While claiming Social Security early will result in a permanent benefits reduction, holding off on filing past your full retirement age will have the opposite effect -- you'll boost your payments by 8% for each year you hold off, up until age 70. You'll therefore hear plenty of financial experts tell you that it always pays to delay benefits as long as possible.

But that's not necessarily great advice. As we just learned, it's a bad idea to file later in life if your health is poor, or if you need the money. But another thing to consider is the extent to which you want to enjoy your retirement years.

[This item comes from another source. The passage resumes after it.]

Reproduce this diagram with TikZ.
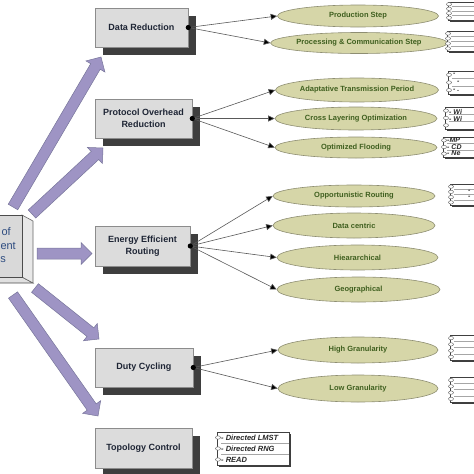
\documentclass[tikz,border=0pt]{standalone}
\usepackage{fontspec}
\setmainfont{Liberation Sans}
\usetikzlibrary{calc,arrows.meta,shapes.geometric,shadows}
\definecolor{boxfill}{HTML}{DCDCDC}
\definecolor{boxline}{HTML}{8C8C8C}
\definecolor{shadowc}{HTML}{3E3E3E}
\definecolor{ellfill}{HTML}{D6D6A8}
\definecolor{elline}{HTML}{8E8E72}
\definecolor{elltext}{HTML}{3F5F1F}
\definecolor{purp}{HTML}{9E94C4}
\definecolor{purpline}{HTML}{77759A}
\definecolor{boxtext}{HTML}{1E2535}
\definecolor{centext}{HTML}{2E4C80}
\tikzset{
  mainbox/.style={draw=boxline, fill=boxfill, line width=0.6pt, inner sep=0pt,
    general shadow={fill=shadowc, shadow xshift=7.5pt, shadow yshift=-7.5pt},
    text=boxtext, align=center, font=\bfseries\fontsize{9}{11.5}\selectfont},
  leaf/.style={ellipse, draw=elline, fill=ellfill, line width=0.6pt, inner sep=0pt,
    minimum width=161pt, text=elltext, font=\bfseries\fontsize{7.5}{8.5}\selectfont},
  conn/.style={draw=black!65, line width=0.6pt, -{Triangle[length=6.5pt,width=6pt,fill=black]}},
  fatarr/.style={fill=purp, draw=purpline, line width=0.5pt},
  padborder/.style={draw=black!75, fill=white, line width=0.5pt},
  padrule/.style={draw=black!35, line width=0.4pt},
  padring/.style={draw=black!60, fill=white, line width=0.45pt},
  padtext/.style={anchor=west, inner sep=0pt, text=black!85, font=\bfseries\itshape\fontsize{7}{7.5}\selectfont},
  padtextbig/.style={padtext, font=\bfseries\itshape\fontsize{7.5}{8}\selectfont},
  centre/.style={anchor=east, inner sep=0pt, text=centext, font=\fontsize{11}{13}\selectfont},
  dotc/.style={fill=black}
}
\newcommand\fatarrow[2]{%
  \coordinate (fa-bp) at ($(#2)!11pt!(#1)$);
  \draw[fatarr] ($(#1)!5.5pt!90:(#2)$) -- ($(fa-bp)!5.5pt!-90:(#1)$) -- ($(fa-bp)!11pt!-90:(#1)$)
    -- (#2) -- ($(fa-bp)!11pt!90:(#1)$) -- ($(fa-bp)!5.5pt!90:(#1)$) -- ($(#1)!5.5pt!-90:(#2)$) -- cycle;}
\newcommand\notepad[5]{%
  \fill[shadowc] ({#1+2},{#2+2}) rectangle ({#1+#3+2},{#2+#4+2});
  \draw[padborder] (#1,#2) rectangle ({#1+#3},{#2+#4});
  \foreach \r in {1,...,#5}{%
    \pgfmathsetmacro\ry{#2+(\r-0.5)*#4/#5}
    \pgfmathsetmacro\ly{#2+\r*#4/#5}
    \ifnum\r<#5 \draw[padrule] ({#1+4},\ly) -- ({#1+#3},\ly);\fi
    \draw[padring] ({#1+1},\ry) ellipse [x radius=2.5pt, y radius=1.7pt];
  }}
\begin{document}
\begin{tikzpicture}[x=1pt,y=-1pt]
\useasboundingbox (0,0) rectangle (474,474);
\clip (0,0) rectangle (474,474);
% central 3D box
\draw[draw=black!70, fill=black!12, line width=0.6pt] (-60,277) -- (22,277) -- (33,283) -- (-49,283) -- cycle;
\draw[draw=black!60, fill=black!9, line width=0.6pt] (22,215) -- (33,221) -- (33,283) -- (22,277) -- cycle;
\draw[draw=black!70, fill=black!15, line width=0.7pt] (-60,215) rectangle (22,277);
\node[centre] (c1) at (11,232) {of};
\node[centre] (c2) at (16,246) {ent};
\node[centre] (c3) at (6,260) {s};
% fat arrows
\coordinate (a1s) at (13,207);  \coordinate (a1e) at (101,57);
\coordinate (a2s) at (32,214);  \coordinate (a2e) at (103,148);
\coordinate (a3s) at (37,253.5);\coordinate (a3e) at (92,253.5);
\coordinate (a4s) at (35,288);  \coordinate (a4e) at (99,339);
\coordinate (a5s) at (13,295);  \coordinate (a5e) at (98,416);
\fatarrow{a1s}{a1e}
\fatarrow{a2s}{a2e}
\fatarrow{a3s}{a3e}
\fatarrow{a4s}{a4e}
\fatarrow{a5s}{a5e}
% category boxes
\node[mainbox, minimum width=93pt, minimum height=39pt] (dr) at (141.5,27.5) {Data Reduction};
\node[mainbox, minimum width=97pt, minimum height=39pt] (po) at (143.5,118.5) {Protocol Overhead\\Reduction};
\node[mainbox, minimum width=95pt, minimum height=40pt] (ee) at (142.5,246) {Energy Efficient\\Routing};
\node[mainbox, minimum width=98pt, minimum height=39pt] (dc) at (144,367.5) {Duty Cycling};
\node[mainbox, minimum width=97pt, minimum height=40pt] (tc) at (143.5,448) {Topology Control};
% leaves
\node[leaf, minimum height=22pt] (l1) at (358,16) {Production Step};
\node[leaf, minimum height=21pt, minimum width=162pt] (l2) at (359,43) {Processing \& Communication Step};
\node[leaf, minimum height=24pt, minimum width=163pt] (l3) at (357,90) {Adaptative Transmission Period};
\node[leaf, minimum height=23pt, minimum width=162pt] (l4) at (356,118.5) {Cross Layering Optimization};
\node[leaf, minimum height=21pt, minimum width=162pt] (l5) at (356,147.5) {Optimized Flooding};
\node[leaf, minimum height=22pt, minimum width=162pt] (l6) at (354,196) {Opportunistic Routing};
\node[leaf, minimum height=25pt, minimum width=162pt] (l7) at (354,225.5) {Data centric};
\node[leaf, minimum height=25pt] (l8) at (357.5,257.5) {Hieararchical};
\node[leaf, minimum height=25pt, minimum width=163pt] (l9) at (358.5,289.5) {Geographical};
\node[leaf, minimum height=26pt, minimum width=160pt] (l10) at (358,350) {High Granularity};
\node[leaf, minimum height=27pt, minimum width=160pt] (l11) at (358,388.5) {Low Granularity};
% connectors
\draw[conn] (dr.east) -- (l1.west);
\draw[conn] (dr.east) -- (l2.west);
\draw[conn] (po.east) -- (l3.west);
\draw[conn] (po.east) -- (l4.west);
\draw[conn] (po.east) -- (l5.west);
\draw[conn] (ee.east) -- (l6.west);
\draw[conn] (ee.east) -- (l7.west);
\draw[conn] (ee.east) -- (l8.west);
\draw[conn] (ee.east) -- (l9.west);
\draw[conn] (dc.east) -- (l10.west);
\draw[conn] (dc.east) -- (l11.west);
\foreach \b in {dr,po,ee,dc}{\fill[dotc] (\b.east) circle (2.6pt);}
% note pads
\notepad{448}{2}{40}{18}{4}
\notepad{447}{31}{40}{20}{4}
\notepad{448}{71}{40}{23}{3}
\notepad{445}{107}{40}{22}{3}
\notepad{443}{137}{40}{20}{3}
\notepad{450}{184}{40}{21}{4}
\notepad{450}{335}{40}{25}{4}
\notepad{450}{377}{40}{25}{4}
\notepad{217}{432}{72}{33}{3}
\node[padtext] (p3a) at (453,74.8) {- };
\node[padtext] (p3b) at (457,82.5) {-};
\node[padtext] (p3c) at (453,90.2) {- .};
\node[padtext] (p4a) at (449,111.5) {- Wi};
\node[padtext] (p4b) at (449,119) {- Wi};
\node[padtext] (p5a) at (447,140.5) {-MP};
\node[padtext] (p5b) at (447,147) {- CD};
\node[padtext] (p5c) at (447,153.5) {- Ne};
\node[padtext] (p6a) at (468,191.5) {-};
\node[padtext] (p6b) at (468,197) {-};
\node[padtextbig] (t1) at (221,437.5) {- Directed LMST};
\node[padtextbig] (t2) at (221,448.5) {- Directed RNG};
\node[padtextbig] (t3) at (221,459.5) {- READ};
\end{tikzpicture}
\end{document}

It stands to reason that you'll have more energy to travel and explore new activities in your early to mid-60s than you will five or 10 years later, so if you've saved well enough to cover your expenses and are planning to use your Social Security income to pay for leisure, then you might as well get your hands on that cash at a time when you can make the most of it.

4. You'll manage to live off your benefits

An estimated 25% of seniors 65 and over rely on Social Security as their only source of retirement income, and those are the people who risk running out of money later in life. Contrary to what you may have been led to believe, Social Security does not provide enough income to sustain the average retiree. In a best-case scenario, it'll replace about 40% of your previous earnings, but since most seniors need double that amount or more to cover their living costs, depending those benefits without independent savings is essentially a recipe for disaster.

That's why you'll need to fund an IRA or 401(k) during your working years, and use your Social Security benefits to supplement your existing income. If you're under 50, you can currently contribute up to $5,500 a year to an IRA and $18,000 to a 401(k). If you're 50 or older, these limits increase to $6,500 and $24,000, respectively. Of course, most folks can't max out year after year, but you should aim to set aside at least 10% of your earnings each year for as long as you can. Otherwise, you're almost guaranteed to be short on cash during retirement unless you happen to have another source of income, like money from an inheritance or earnings from a part-time job.

No matter your age or how close you are to retirement, it pays to read up on how Social Security works. The more you know, the more you'll maximize your benefits and buy yourself some financial security in the process.